To allow for appropriate benchmarking, in all the following experiments, we use a two-layer neural network structure with the same topology, where there are ${N_1}$ input neurons, ${N_2}$ hidden neurons, ${N_3}$ output neurons, and the same set of activation and loss functions. We apply the neural network topology to three experimental settings, with different parameter spaces. First, we simulate a classical neural network with parameters being the weight matrix ${W_{\textit{ij}}}$ for each layer. Then, we model an MZI-based ONN in which phases of the MZIs serve as the parameters. The MZI mesh is arranged in the triangular fashion inspired by [3], which uses SVD. The schematic of this ONN can be found in Supplement 1, Section 1. Finally, we replace MZIs with PT couplers. In this case, the training parameters are gain–loss factors. We use the same topology of the mesh in the second and third simulations to allow a direct comparison to be made.

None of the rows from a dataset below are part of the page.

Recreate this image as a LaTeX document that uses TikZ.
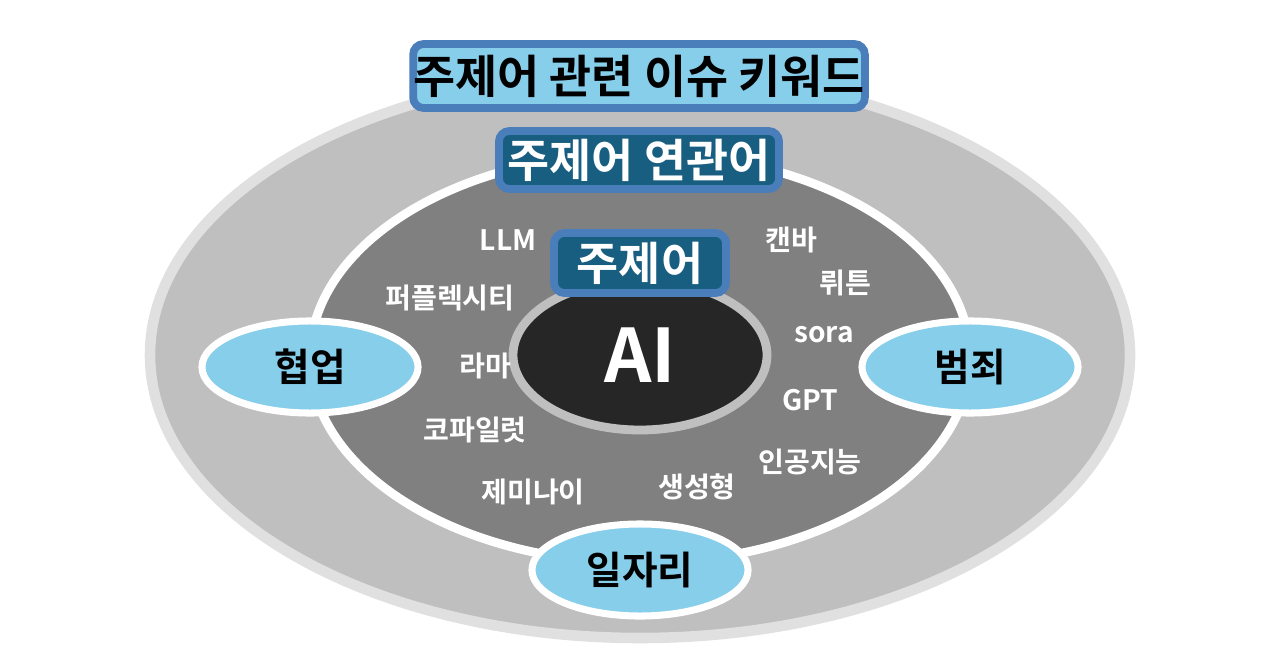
\documentclass[tikz,border=0pt]{standalone}
\usepackage{fontspec}
\setmainfont{Noto Sans CJK KR}[BoldFont={Noto Sans CJK KR Bold}]
\definecolor{lightblue}{HTML}{87CEEB}
\definecolor{edgeblue}{HTML}{4A7EBB}
\definecolor{darkteal}{HTML}{185E80}
\tikzset{
  titlebox/.style={draw=edgeblue, line width=2.2pt, rounded corners=3pt, fill=lightblue, font=\bfseries\fontsize{13}{15}\selectfont, inner sep=0pt},
  darkbox/.style={titlebox, fill=darkteal, text=white},
  keyword/.style={ellipse, draw=white, line width=2pt, fill=lightblue, font=\bfseries\fontsize{11}{13}\selectfont, minimum width=2.16cm, minimum height=0.92cm, inner sep=0pt},
  word/.style={text=white, font=\bfseries\fontsize{8}{10}\selectfont}
}
\usetikzlibrary{shapes.geometric}
\begin{document}
\begin{tikzpicture}[x=0.01cm, y=-0.01cm]
  \useasboundingbox (0,0) rectangle (1280,658);

  %rings
  \draw[fill=black!25, draw=black!12, line width=3pt] (640,355) ellipse [x radius=490, y radius=283];
  \draw[fill=black!50, draw=white, line width=2.5pt] (640,358) ellipse [x radius=330, y radius=205];
  \draw[fill=black!85, draw=black!25, line width=2.5pt] (640,355) ellipse [x radius=127, y radius=75];
  \node[text=white, font=\bfseries\fontsize{21}{24}\selectfont] (ai) at (640,355) {AI};

  %boxes
  \node[titlebox, minimum width=4.36cm, minimum height=0.64cm] (issue) at (639,76) {주제어 관련 이슈 키워드};
  \node[darkbox, minimum width=2.80cm, minimum height=0.58cm] (related) at (639,160) {주제어 연관어};
  \node[darkbox, minimum width=1.72cm, minimum height=0.60cm] (topic) at (640,263) {주제어};

  %keywords
  \node[keyword] (coop) at (310,367) {협업};
  \node[keyword] (crime) at (970,367) {범죄};
  \node[keyword] (jobs) at (640,570) {일자리};

  %words
  \foreach \x/\y/\txt/\name in {508/240/LLM/llm, 450/298/퍼플렉시티/perp, 485/366/라마/llama,
      475/430/코파일럿/copilot, 533/492/제미나이/gemini, 697/487/생성형/gen,
      810/462/인공지능/aiko, 810/400/GPT/gpt, 824/335/sora/sora, 845/283/뤼튼/wrtn, 791/240/캔바/canva}{
    \node[word] (\name) at (\x,\y) {\txt};
  }
\end{tikzpicture}
\end{document}
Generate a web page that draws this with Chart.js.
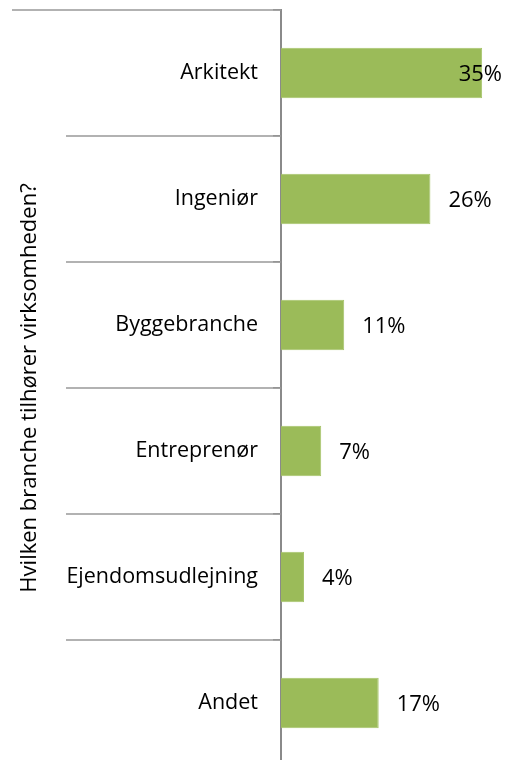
<!DOCTYPE html>
<html>
<head>
<meta charset="utf-8">
<script src="https://cdn.jsdelivr.net/npm/chart.js@4/dist/chart.umd.min.js"></script>
<style>
  html, body { margin: 0; padding: 0; background: #fff; overflow: hidden; }
  #wrap { width: 508px; height: 776px; position: relative; }
</style>
</head>
<body>
<div id="wrap"><canvas id="chart"></canvas></div>
<script>
// data
const categories = ['Arkitekt', 'Ingeniør', 'Byggebranche', 'Entreprenør', 'Ejendomsudlejning', 'Andet'];
const shares = [35, 26, 11, 7, 4, 17];
const axisTitle = 'Hvilken branche tilhører virksomheden?';

const FONT = "'Open Sans', sans-serif";

// long separator lines between categories (Excel style)
const separators = {
    id: 'separators',
    afterDraw(chart) {
        let ys = chart.scales.y;
        let ctx = chart.ctx;
        let step = ys.getPixelForValue(1) - ys.getPixelForValue(0);
        let right = chart.chartArea.left;
        ctx.save();
        ctx.strokeStyle = '#989898';
        ctx.lineWidth = 1.5;
        for (let i = 0; i < categories.length; i++) {
            let y = ys.getPixelForValue(i) - step / 2;
            ctx.beginPath();
            ctx.moveTo(i === 0 ? 12 : 66, y);
            ctx.lineTo(right, y);
            ctx.stroke();
        }
        ctx.restore();
    }
};

// value labels next to bars
const valueLabels = {
    id: 'valueLabels',
    afterDatasetsDraw(chart) {
        let ctx = chart.ctx;
        let meta = chart.getDatasetMeta(0);
        ctx.save();
        ctx.font = '22px ' + FONT;
        ctx.fillStyle = '#000';
        ctx.textBaseline = 'middle';
        ctx.textAlign = 'left';
        meta.data.forEach((bar, i) => {
            let txt = shares[i] + '%';
            let w = ctx.measureText(txt).width;
            let x = Math.min(bar.x + 18, chart.width - 6 - w);
            ctx.fillText(txt, x, bar.y + 2);
        });
        ctx.restore();
    }
};

new Chart(document.getElementById('chart'), {
    type: 'bar',
    data: {
        labels: categories,
        datasets: [{
            data: shares,
            backgroundColor: '#9bbb59',
            borderColor: '#a6c46a',
            borderWidth: 1,
            borderSkipped: 'left',
            categoryPercentage: 1,
            barPercentage: 0.4
        }]
    },
    options: {
        indexAxis: 'y',
        responsive: true,
        maintainAspectRatio: false,
        animation: false,
        layout: { padding: { top: 10, bottom: 10, left: 0, right: 0 } },
        plugins: {
            legend: { display: false },
            tooltip: { enabled: false }
        },
        scales: {
            x: {
                display: false,
                min: 0,
                max: 39.5
            },
            y: {
                afterFit(scale) {
                    scale.width = 281;
                    scale.paddingTop = 0;
                    scale.paddingBottom = 0;
                },
                grid: {
                    offset: true,
                    drawOnChartArea: false,
                    tickLength: 8,
                    color: '#8a8a8a',
                    lineWidth: 1.5
                },
                border: { color: '#8a8a8a', width: 2 },
                ticks: {
                    color: '#000',
                    padding: 15,
                    font: { family: FONT, size: 21.5 }
                },
                title: {
                    display: true,
                    text: axisTitle,
                    color: '#000',
                    padding: { top: 17, bottom: 0 },
                    font: { family: FONT, size: 22 }
                }
            }
        }
    },
    plugins: [separators, valueLabels]
});
</script>
</body>
</html>
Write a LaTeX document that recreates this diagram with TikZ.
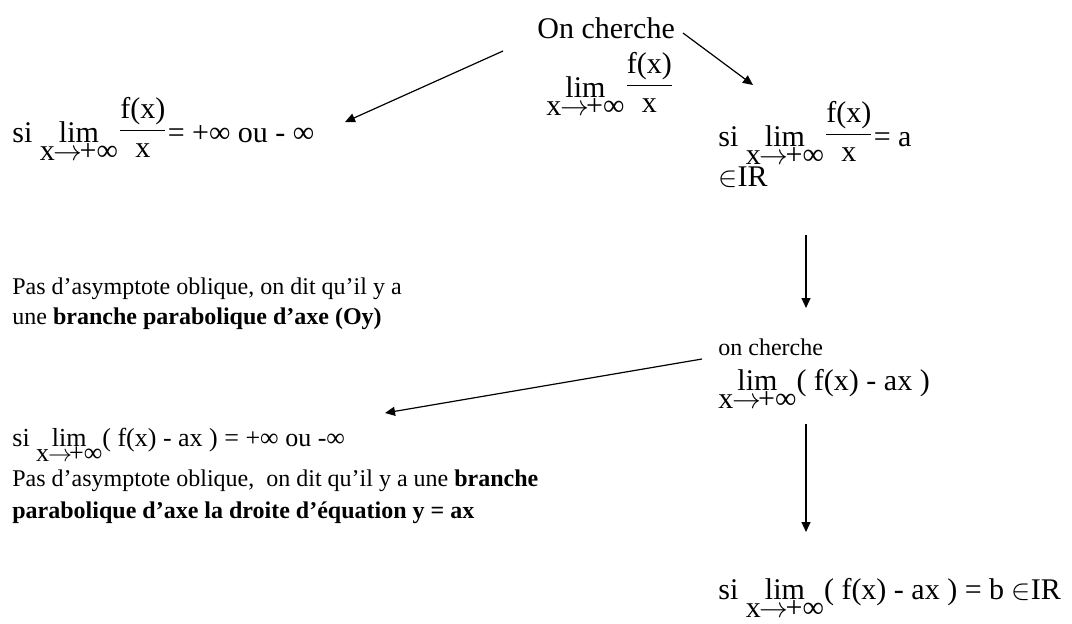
\documentclass[tikz,border=0pt]{standalone}
\usepackage{amsmath}
\usepackage{fontspec}
\setmainfont{Liberation Serif}
\usetikzlibrary{arrows.meta}
\newsavebox{\subbox}
\newcommand{\limx}{\sbox{\subbox}{x\kern-0.5pt$\rightarrow$\kern-1.5pt+∞}%
  \rlap{\makebox[\wd\subbox]{lim}}\raisebox{-0.6em}{\usebox{\subbox}}}
\newcommand{\fracfx}{\raisebox{2pt}{$\dfrac{\text{f(x)}}{\text{x}}$}}
\begin{document}
\begin{tikzpicture}[x=0.5pt,y=-0.5pt,
    txt/.style={anchor=base west,inner sep=0pt},
    big/.style={txt,font=\fontsize{15}{17}\selectfont},
    mid/.style={txt,font=\fontsize{13}{15}\selectfont},
    arr/.style={-{Triangle[length=5pt,width=4.5pt]},line width=0.6pt}]
                \useasboundingbox (0,0) rectangle (1072,623);
                {\fontsize{12}{14}\selectfont

                % Top: the limit we look for
                \node[big] (onch) at (537,38) {On cherche};
                \node[big] (limtop) at (546,97) {\limx\fracfx};

                % Left case: infinite limit
                \node[big] (siA) at (12,142) {si \limx\fracfx = +∞ ou - ∞};
                \node[txt] (pasA1) at (12,294) {Pas d’asymptote oblique, on dit qu’il y a};
                \node[txt] (pasA2) at (12,324) {une \textbf{branche parabolique d’axe (Oy)}};

                % Right case: finite limit a
                \node[big] (siAr) at (718,146) {si \limx\fracfx = a};
                \node[big] (inR) at (718,186) {$\in$IR};

                % Second step
                \node[txt] (onch2) at (718,355) {on cherche};
                \node[big] (lim2) at (718,390) {\limx( f(x) - ax )};

                % Left case: f(x) - ax infinite
                \node[mid] (siB) at (12,446) {si \limx( f(x) - ax ) = +∞ ou -∞};
                \node[txt] (pasB1) at (12,486) {Pas d’asymptote oblique,\ \ on dit qu’il y a une \textbf{branche}};
                \node[txt] (pasB2) at (12,518) {\textbf{parabolique d’axe la droite d’équation y = ax}};

                % Bottom: finite limit b
                \node[big] (siC) at (718,599) {si \limx( f(x) - ax ) = b $\in$IR};

                % Arrow ends
                \coordinate (a1s) at (503,51);
                \coordinate (a1e) at (345,122);
                \coordinate (a2s) at (683,33);
                \coordinate (a2e) at (753,85);
                \coordinate (a3s) at (806,235);
                \coordinate (a3e) at (806,308);
                \coordinate (a4s) at (702,359);
                \coordinate (a4e) at (385,413);
                \coordinate (a5s) at (806,424);
                \coordinate (a5e) at (806,532);

                % Drawing arrows
                \draw[arr] (a1s) -- (a1e);
                \draw[arr] (a2s) -- (a2e);
                \draw[arr] (a3s) -- (a3e);
                \draw[arr] (a4s) -- (a4e);
                \draw[arr] (a5s) -- (a5e);
                }
\end{tikzpicture}
\end{document}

Using the traditional backpropagation method to compute gradients and the SGD method to minimize loss function, we first train the network on the subsampled dataset and achieve a peak training accuracy of 77.5% and a testing accuracy of 78.5% [Fig. 3(a)]. This experiment serves to validate our subsampled image set and the two-layer neural network topology. The reported training and testing accuracies are considered to be the upper-bound for a network of the same topology (topology as in the number of layers, number of neurons in each layer, nonlinearities, and the loss function), since on-chip trainings that operate in different parameter spaces are generally expected to achieve lower accuracies.

 figure: Fig. 3.

Fig. 3. (a) Training and testing accuracies of a classic neural network using backpropagation method. (b) Training and testing accuracies of an optical neural network made of MZIs and using phase shifters as parameters.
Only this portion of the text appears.